Several years ago, during one of my sabbaticals, our family lived in a large North American city where I taught at a well known university. The city boasted a large Jewish community and several Religious Zionist synagogues.
One day, a new rabbi arrived in the community, sent by an established Israeli rabbinic placement organization. The new spiritual leader was an example of the best Religious Zionism has to offer, a graduate of a yeshiva high school and hesder yeshiva, a native Israeli talmid chacham who had combined the 'sefer (book,ed.) and the sword' as an intrepid officer in the IDF paratroopers' brigade. It seemed as if he was going to present the best possible model of Religious Zionism.
As the High Holydays approached, the community came in droves to hear him speak, but it turned out that he was incapable of uttering a single correct English sentence. He could not express himself at all, resorting desperately to waving his hands and the use of common Hebrew words like "teshuva" and "shofar" interspersed with a smattering of English. It was pitiful to witness, but far from unusual. Most graduates of the Religious Zionist school system, including those who have attended the sector's most prestigious educational institutions, are unable to express themselves adequately in English.
This is the reason Education Minister Naftali Bennett and Religious Public Education head Dr. Avraham Lifschitz have been investing so much effort in training English teachers for the religious and secular public school systems. They understand that there is a real problem.
Religious Zionist young adults are front runners in many fields, from the IDF to education, industry and scientific endeavor, but have a hard time elucidating religious Zionism's vision of the Jewish State and explaining the ethos of Religious Zionism in English that is clear enough to draw the interest of our English speaking brothers overseas.
While I was in America, I witnessed the strong desire of Diaspora Jewry to be exposed to that vision, to the thoughts of the great leaders of Religious Zionism, Rabbi Avraham HaKohen Kook and his students, heads of hesder yeshivas and of Religious Zionist yeshivas producing the highest level of Torah scholars. However, there are very few young Israelis capable of inspiring listeners with the living Torah of Religious Zionism.
This is a terrible weakness on our part. Something drastic must be done immediately to improve the study of English in our yeshiva high schools, ulpanas and religious study frameworks.
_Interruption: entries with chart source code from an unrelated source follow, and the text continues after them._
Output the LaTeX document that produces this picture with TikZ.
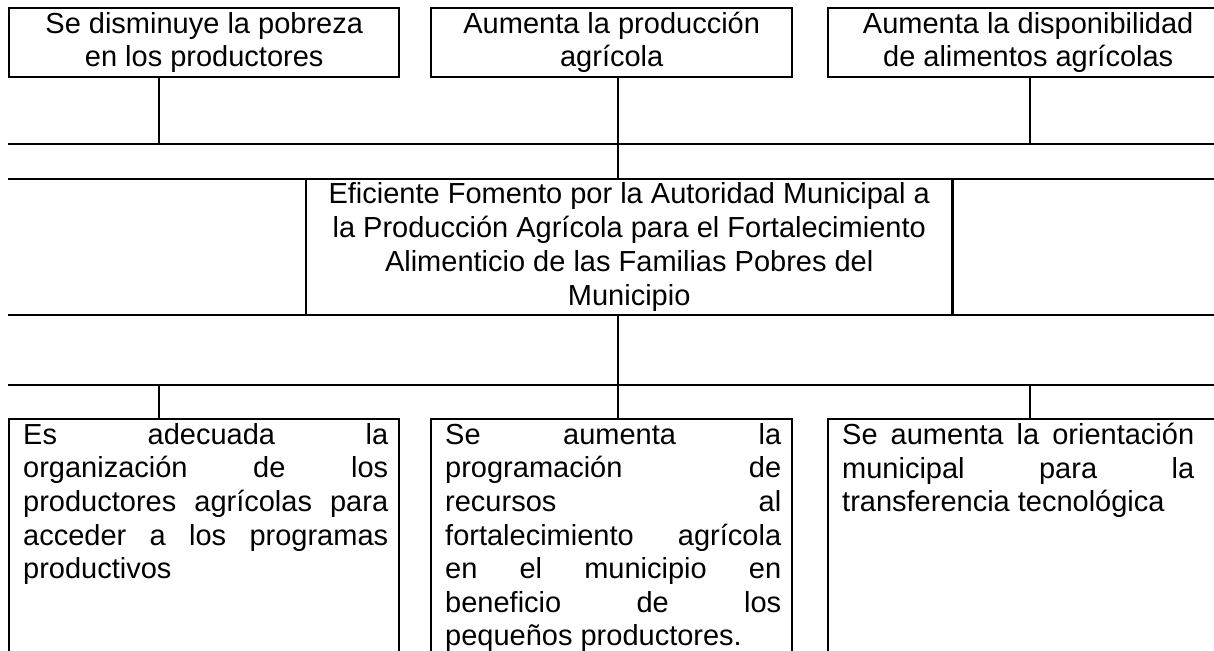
\documentclass[tikz,border=0pt]{standalone}
\usepackage{fontspec}
\setmainfont{Liberation Sans}
\usetikzlibrary{calc}
\newcommand\dfont{\fontsize{29}{33}\selectfont}
\newcommand\cfont{\fontsize{29}{34}\selectfont}
\newcommand\jfont{\fontsize{29}{33.6}\selectfont\tolerance=10000\hyphenpenalty=10000\exhyphenpenalty=10000}
\begin{document}
\begin{tikzpicture}[x=1pt,y=-1pt,
  lw/.style={line width=2.4pt},
  topbox/.style={draw, lw, anchor=north west, inner sep=0pt, minimum height=69pt, align=center, font=\dfont},
  botbox/.style={draw, lw, anchor=north west, inner sep=0pt, minimum height=262pt},
  bodytext/.style={anchor=north west, inner sep=0pt, align=justify, font=\jfont},
  link/.style={lw}
]
\useasboundingbox (0,0) rectangle (1214,650);
\begin{scope}
\clip (0,0) rectangle (1214,650);
% effects
\node[topbox, minimum width=390pt] (e1) at (8,7) {Se disminuye la pobreza\\en los productores};
\node[topbox, minimum width=361pt] (e2) at (430,7) {Aumenta la producción\\agrícola};
\node[topbox, minimum width=400pt] (e3) at (827,7) {Aumenta la disponibilidad\\de alimentos agrícolas};
% grid coordinates
\coordinate (ha) at (8,144);  \coordinate (hae) at (1222,144);
\coordinate (hb) at (8,179);  \coordinate (hbe) at (1222,179);
\coordinate (hc) at (8,315);  \coordinate (hce) at (1222,315);
\coordinate (hd) at (8,385);  \coordinate (hde) at (1222,385);
\coordinate (xa) at (159,0);
\coordinate (xb) at (618,0);
\coordinate (xc) at (1030,0);
% goal
\node[anchor=north west, inner sep=0pt, minimum width=646pt, minimum height=136pt] (gb) at (306,179) {};
\node[inner sep=0pt, align=center, font=\cfont] (goal) at (gb.center) {Eficiente Fomento por la Autoridad Municipal a\\la Producción Agrícola para el Fortalecimiento\\Alimenticio de las Familias Pobres del\hspace*{8pt}\\Municipio};
% causes
\node[botbox, minimum width=390pt] (c1) at (8,418) {};
\node[botbox, minimum width=361pt] (c2) at (430,418) {};
\node[botbox, minimum width=400pt] (c3) at (827,418) {};
\node[bodytext, text width=365pt] (c1t) at ($(c1.north west)+(15,5)$) {Es adecuada la\linebreak organización de los\linebreak productores agrícolas para\linebreak acceder a los programas\linebreak productivos};
\node[bodytext, text width=336pt] (c2t) at ($(c2.north west)+(15,5)$) {Se aumenta la\linebreak programación de\linebreak recursos al\linebreak fortalecimiento agrícola\linebreak en el municipio en\linebreak beneficio de los\linebreak pequeños productores.};
\node[bodytext, text width=352pt] (c3t) at ($(c3.north west)+(15,5)$) {Se aumenta la orientación\linebreak municipal para la\linebreak transferencia tecnológica};
% connectors
\draw[link] (e1.south -| xa) -- (xa |- ha);
\draw[link] (e2.south -| xb) -- (xb |- hb);
\draw[link] (e3.south -| xc) -- (xc |- ha);
\draw[link] (ha) -- (hae);
\draw[link] (hb) -- (hbe);
\draw[link] (hc) -- (hce);
\draw[link] (hd) -- (hde);
\draw[link] (gb.north west) -- (gb.south west);
\draw[link] (gb.north east) -- (gb.south east);
\draw[link] (xb |- hc) -- (c2.north -| xb);
\draw[link] (xa |- hd) -- (c1.north -| xa);
\draw[link] (xc |- hd) -- (c3.north -| xc);
\end{scope}
\end{tikzpicture}
\end{document}
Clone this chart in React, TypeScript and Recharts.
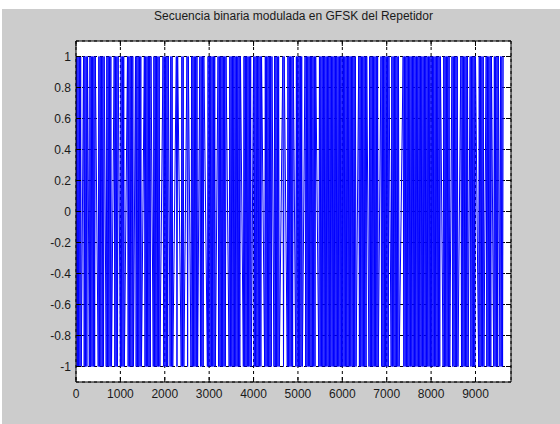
import React from 'react';
import { LineChart, Line, XAxis, YAxis, CartesianGrid } from 'recharts';

const TITLE = 'Secuencia binaria modulada en GFSK del Repetidor';
const xTicks = [0, 1000, 2000, 3000, 4000, 5000, 6000, 7000, 8000, 9000];
const yTicks = [-1, -0.8, -0.6, -0.4, -0.2, 0, 0.2, 0.4, 0.6, 0.8, 1];
const amplitude = 1;
const carrierStep = 15; // samples between successive carrier peaks in dense stretches
// dense stretches of the modulated carrier (sample index ranges)
const denseBands: [number, number][] = [
  [0, 120], [170, 260], [300, 440], [500, 640], [680, 800], [860, 960], [1000, 1090],
  [1160, 1300], [1340, 1480], [1540, 1700], [1740, 1890], [1960, 2080], [2120, 2190],
  [2260, 2300], [2370, 2430], [2500, 2540],
  [2590, 2740], [2790, 2890], [2960, 3150], [3200, 3390], [3450, 3710], [3770, 3960],
  [4000, 4190], [4250, 4420], [4460, 4590], [4660, 4700], [4760, 4900], [4950, 5110], [5160, 5410],
  [5470, 6310], [6370, 6560], [6600, 6810], [6870, 7050],
  [7100, 7290], [7370, 8210], [8270, 8430], [8470, 8610],
  [8670, 8840], [8880, 9010], [9070, 9200], [9240, 9360], [9410, 9520], [9550, 9630],
];

function buildSignal() {
  const pts: { n: number; v: number }[] = [];
  let sign = 1;
  let prevEnd: number | null = null;
  for (const [a, b] of denseBands) {
    if (prevEnd !== null) {
      const gap = a - prevEnd;
      const k = Math.max(0, Math.round(gap / 120) - 1);
      for (let i = 1; i <= k; i++) {
        sign = -sign;
        pts.push({ n: Math.round(prevEnd + (gap * i) / (k + 1)), v: sign * amplitude });
      }
    }
    let last = a;
    for (let n = a; n <= b; n += carrierStep) {
      sign = -sign;
      pts.push({ n, v: sign * amplitude });
      last = n;
    }
    prevEnd = last;
  }
  return pts;
}

const signal = buildSignal();
const font = { fontFamily: '"Liberation Sans", Arial, Helvetica, sans-serif', fontSize: 12, fill: '#1a1a1a' };

export default function App() {
  return (
    <div style={{ position: 'absolute', left: 0, top: 0, width: 560, height: 424, background: '#ffffff', overflow: 'hidden' }}>
      <div style={{ position: 'absolute', left: 2, top: 9, width: 558, height: 415, background: '#cccccc' }} />
      <div
        style={{
          position: 'absolute', left: 76, top: 9, width: 435, textAlign: 'center',
          fontFamily: '"Liberation Sans", Arial, Helvetica, sans-serif', fontSize: 12, color: '#1a1a1a', lineHeight: 'normal',
        }}
      >
        {TITLE}
      </div>
      <div style={{ position: 'absolute', left: 0, top: 0 }}>
        <LineChart width={560} height={424} data={signal} margin={{ top: 0, right: 0, bottom: 0, left: 0 }}>
          <CartesianGrid xAxisId="b" yAxisId="l" fill="#ffffff" stroke="#000" strokeDasharray="3 3" />
          <XAxis xAxisId="b" dataKey="n" type="number" domain={[0, 9800]} ticks={xTicks} interval={0}
            allowDataOverflow orientation="bottom" height={42} stroke="#000" tickSize={-5} tickMargin={12} tick={font} />
          <XAxis xAxisId="t" dataKey="n" type="number" domain={[0, 9800]} ticks={xTicks} interval={0}
            allowDataOverflow orientation="top" height={41} stroke="#000" tickSize={-5} tickFormatter={() => ''} />
          <YAxis yAxisId="l" type="number" domain={[-1.1, 1.1]} ticks={yTicks} interval={0}
            allowDataOverflow orientation="left" width={76} stroke="#000" tickSize={-5} tickMargin={10} tick={font} />
          <YAxis yAxisId="r" type="number" domain={[-1.1, 1.1]} ticks={yTicks} interval={0}
            allowDataOverflow orientation="right" width={49} stroke="#000" tickSize={-5} tickFormatter={() => ''} />
          <Line xAxisId="b" yAxisId="l" dataKey="v" type="linear" stroke="#0000ff" strokeWidth={1}
            dot={false} activeDot={false} isAnimationActive={false} />
        </LineChart>
      </div>
    </div>
  );
}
How do we go about it? The answer lies in training superior English teachers. It is imperative, for example, that Orot Teachers College, the largest religious teachers training college in Israel, invests in creating an English teaching curriculum that transforms the study of the language through innovation, creativity and the choice of relevant subject matter that can grasp the attention of the Religious Zionist student. This is one of the most important goals I set for myself upon accepting the position of college president.
This year, for the first time, the Orot men's Rechovot campus offers a trailblazing teacher training program for yeshiva students who have chosen to become English teachers. We are spearheading a real revolution here. Charged with turning wonderful young men, filled with the learning they have absorbed and continue to absorb in the yeshiva world, into high school Talmud and elementary school Jewish studies educators, we have begun a groundbreaking program that offers them the opportunity to become English teachers as well. A Talmud teacher who can teach English sends a powerful message to his students. He is a "significant other" who can turn studying English in yeshiva high schools into something relevant, central and important.
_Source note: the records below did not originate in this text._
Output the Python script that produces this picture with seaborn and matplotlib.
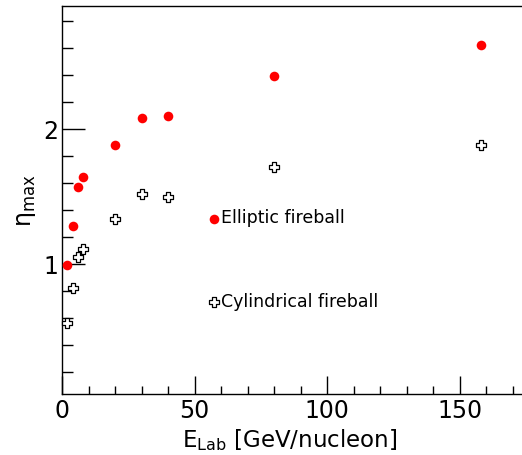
import matplotlib
matplotlib.use("Agg")
import matplotlib.pyplot as plt
import seaborn as sns
import pandas as pd
from matplotlib.ticker import MultipleLocator, FixedLocator

# Data
energy = [2, 4, 6, 8, 20, 30, 40, 80, 158]
eta_elliptic = [0.99, 1.28, 1.57, 1.645, 1.88, 2.085, 2.095, 2.39, 2.62]
eta_cylindrical = [0.565, 0.825, 1.055, 1.11, 1.335, 1.52, 1.50, 1.72, 1.88]
series_labels = ["Elliptic fireball", "Cylindrical fireball"]
x_ticks = [0, 50, 100, 150]
y_ticks = [1, 2]

sns.set_style("white")
plt.rcParams["font.family"] = ["DejaVu Sans"]
plt.rcParams["mathtext.fontset"] = "dejavusans"
plt.rcParams["text.color"] = "black"
plt.rcParams["axes.labelcolor"] = "black"
plt.rcParams["xtick.color"] = "black"
plt.rcParams["ytick.color"] = "black"

fig = plt.figure(figsize=(5.22, 4.55), dpi=100)
ax = fig.add_axes([62 / 522, 60.7 / 455, 478 / 522, 388 / 455])

df_e = pd.DataFrame({"E": energy, "eta": eta_elliptic})
df_c = pd.DataFrame({"E": energy, "eta": eta_cylindrical})

sns.scatterplot(data=df_e, x="E", y="eta", ax=ax, color="#ff0000", marker="o",
                s=48, linewidth=0, label=series_labels[0], clip_on=False, zorder=3)
sns.scatterplot(data=df_c, x="E", y="eta", ax=ax, color="white", marker="P",
                s=55, edgecolor="black", linewidth=0.9, label=series_labels[1],
                clip_on=False, zorder=3)

ax.set_xlim(0, 180.2)
ax.set_ylim(0.035, 2.91)

ax.xaxis.set_major_locator(FixedLocator(x_ticks))
ax.xaxis.set_minor_locator(MultipleLocator(10))
ax.yaxis.set_major_locator(FixedLocator(y_ticks))
ax.yaxis.set_minor_locator(MultipleLocator(0.2))
ax.set_xticklabels([str(t) for t in x_ticks])
ax.set_yticklabels([str(t) for t in y_ticks])

ax.tick_params(axis="both", which="both", direction="in", color="black", width=1.0,
               labelsize=17, labelcolor="black", top=False, right=False,
               bottom=True, left=True)
ax.tick_params(axis="y", which="major", length=16.5, pad=3)
ax.tick_params(axis="y", which="minor", length=8)
ax.tick_params(axis="x", which="major", length=13, pad=3.5)
ax.tick_params(axis="x", which="minor", length=6)

for side in ["left", "bottom", "top", "right"]:
    ax.spines[side].set_visible(True)
    ax.spines[side].set_color("black")
    ax.spines[side].set_linewidth(1.0)

ax.set_xlabel(r"E$_{\mathrm{Lab}}$ [GeV/nucleon]", fontsize=16.5)
ax.xaxis.set_label_coords(0.477, -0.085)
ax.set_ylabel(r"η$_{\mathrm{max}}$", fontsize=17)
ax.yaxis.set_label_coords(-0.05, 0.5)

leg = ax.legend(loc="center left", bbox_to_anchor=(0.3067, 0.346), frameon=False,
                fontsize=12.5, handlelength=0.6, handletextpad=0.1, labelspacing=3.75,
                borderpad=0, borderaxespad=0, markerscale=1.0)

fig.savefig("out.png", dpi=100)
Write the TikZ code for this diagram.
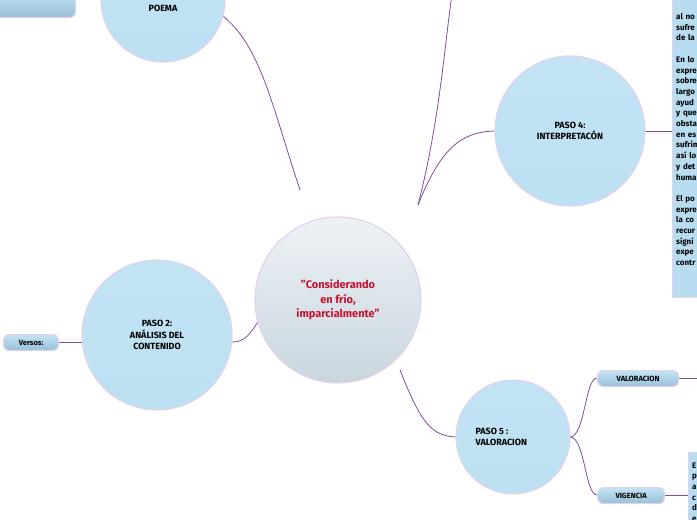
\documentclass[tikz,border=0pt]{standalone}
\usepackage{fontspec}
\setmainfont{Fira Sans}
\definecolor{lnc}{HTML}{7D4E9F}
\definecolor{ctop}{HTML}{C2E3F4}
\definecolor{cmid}{HTML}{98C0D8}
\definecolor{cbot}{HTML}{BCE1F3}
\definecolor{ztop}{HTML}{EEF2F6}
\definecolor{zbot}{HTML}{C9D6DE}
\definecolor{bfill}{HTML}{B9DDF0}
\definecolor{bord}{HTML}{E2D3EC}
\definecolor{tred}{HTML}{C8102E}
\begin{document}
\begin{tikzpicture}[x=1pt,y=-1pt,
  conn/.style={draw=lnc, line width=0.8pt},
  bluec/.style={circle, draw=bord, line width=1.2pt, top color=ctop, middle color=cmid, bottom color=cbot, align=center, font=\fontsize{9}{11.5}\selectfont\bfseries, text=black},
  pill/.style={rounded corners=6pt, draw=bord, line width=1.2pt, top color=ctop, bottom color=cmid, font=\fontsize{7.5}{8}\selectfont\bfseries, inner sep=0pt, anchor=north west},
  tbox/.style={draw=bord, fill=bfill, anchor=north west, align=left, inner sep=4pt, font=\fontsize{8}{10.7}\selectfont\bfseries}
]
\useasboundingbox (0,0) rectangle (697,520);
\clip (0,0) rectangle (697,520);
% connectors
\coordinate (topend) at (452,-5);
\coordinate (vend) at (700,378);
\draw[conn] (418,205) .. controls (440,120) and (445,40) .. (topend);
\draw[conn] (300,190) .. controls (270,100) and (260,40) .. (215,10);
\draw[conn] (418,205) .. controls (440,150) and (460,131) .. (497,131);
\draw[conn] (262,315) .. controls (250,335) and (245,342) .. (232,342);
\draw[conn] (400,370) .. controls (420,420) and (430,437) .. (458,437);
\draw[conn] (58,342) -- (82,342);
\draw[conn] (645,131) -- (672,131);
\draw[conn] (570,437) .. controls (585,437) and (585,378) .. (597,378);
\draw[conn] (570,437) .. controls (585,437) and (585,495) .. (597,495);
\draw[conn] (678,378) -- (vend);
\draw[conn] (664,495) -- (688,495);
% circles
\node[bluec, minimum size=124pt] (poema) at (163,0) {\\[12pt]POEMA};
\node[circle, draw=bord, line width=1.2pt, top color=ztop, bottom color=zbot, minimum size=166pt, align=center, text=tred, font=\fontsize{11}{14.5}\selectfont\bfseries] (center) at (338,300) {"Considerando\\en frío,\\imparcialmente"};
\node[bluec, minimum size=150pt] (p4) at (570,131) {PASO 4:\\INTERPRETACÓN};
\node[bluec, minimum size=150pt] (p2) at (157,335) {PASO 2:\\ANÁLISIS DEL\\CONTENIDO};
\node[bluec, minimum size=114pt] (p5) at (513,437) {};
\node[align=left, anchor=west, font=\fontsize{9}{11.5}\selectfont\bfseries] (p5t) at (472,437) {PASO 5 :\\VALORACION};
% pills
\node[pill, minimum width=85pt, minimum height=27pt] (tl) at (-10,-10) {};
\node[pill, minimum width=55pt, minimum height=16pt] (versos) at (3,334) {Versos:};
\node[pill, minimum width=81pt, minimum height=16pt] (valor) at (597,370) {VALORACION};
\node[pill, minimum width=67pt, minimum height=16pt] (vig) at (597,487) {VIGENCIA};
% text boxes
\node[tbox, minimum height=324pt, text width=60pt] (rbox) at (672,-27) {\phantom{x}\\al no\\sufre\\de la\\[10.7pt]En lo\\expre\\sobre\\largo\\ayud\\y que\\obsta\\en es\\sufrim\\así lo\\y det\\huma\\[10.7pt]El po\\expre\\la co\\recur\\signi\\expe\\contr};
\node[tbox, minimum height=80pt, text width=40pt] (bbox) at (688,452) {E\\p\\a\\c\\d\\e};
\end{tikzpicture}
\end{document}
At the Orot women's campus in Elkana, Dr. Vitale Arzi, head of the Department of English Language Education, has developed a unique program called "The Holy and the Secular." The program blends the various academic disciplines connected to English (literature, linguistics, language teaching) with an emphasis on Jewish themes, while imparting the vision and values of religious Zionism to students in the college's English teacher's department.
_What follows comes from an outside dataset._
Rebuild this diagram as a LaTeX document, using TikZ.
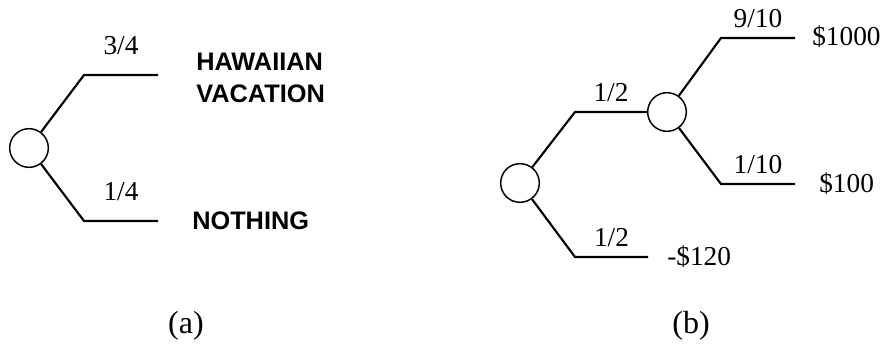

While doing their student teaching, these young women create original and unique learning centers focused on the Religious Education Ministry's annual theme or on one chosen by the particular school in which they have been placed. Their emphasis is on experiential and inter-disciplinary teaching that makes use of all the language skills needed to master English. These learning centers form a central part of student teaching, adding significantly to our graduate's ability to develop original materials as they go out into the field.
I believe that this is the way to turn our wonderful youth into emissaries who can impart the beautiful, unique Torah of the Land of Israel, to use Rabbi Kook's expression, in clear and well-chosen words that will find their way into the hearts of our brothers in the Diaspora.